Date of Award

Spring 4-23-2025

Document Type

Honors Thesis

Department/Major

Anthropology

First Advisor

Dr. Saige Kelmelis

Second Advisor

Dr. Anthony Krus

Third Advisor

Dr. Crystal Sheedy

Keywords

demography, cemetery, gravestone motifs, epidemiology, Bluff View Cemetery, Vermillion, history of Vermillion, cemetery demography, mortality, survivability

Subject Categories

Other Anthropology

Abstract

Cemeteries offer accessible, rich data for research on demographic reconstruction of past populations. Gravestones can give vital information such as date of birth, date of death, sex/gender, occupation, religious affiliation, and, implicitly, social and cultural values of the community at large (Dethlefsen and Deetz, 1966; Sattenspiel and Stoops, 2010). One of the drawbacks of cemetery data are that they more often than not do not provide details of the cause of death for an individual or in some rare occasions cause of death is on the gravestones (e.g., colonial graves during the tuberculosis outbreak in New England would often list that the individual died of “consumption”) (Bell, 2006).

For this study, date of birth, date of death, age, sex/gender, and gravestone motif data were collected from the Bluff View Cemetery in Vermillion, South Dakota to explore shifts in population dynamics from its initial settlement during the post-Civil War period to the modern day as the region experienced significant demographic and epidemiological transitions.

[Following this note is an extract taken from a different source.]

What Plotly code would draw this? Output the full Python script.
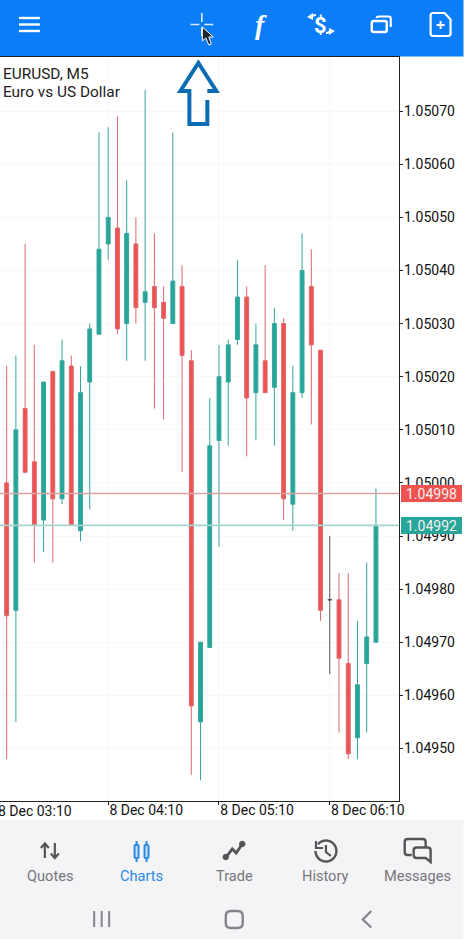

With these data, the demography of past Vermillion citizens was studied to determine demographic shifts in this rural community from data tracking mortality and fertility events from the mid-19th century (c. 1859 AD) to the modern period (December 31, 2023). Furthermore, patterns in mortality data were compared by assigned sex/gender based on naming convention since female and male mortality may have differed over time due to shifting sex/gender-based mortality pressures, such as wartime conscription and maternal deaths. The findings of this thesis research were contextualized within broader anthropological theories about demographic and epidemiological transitions in the Western world.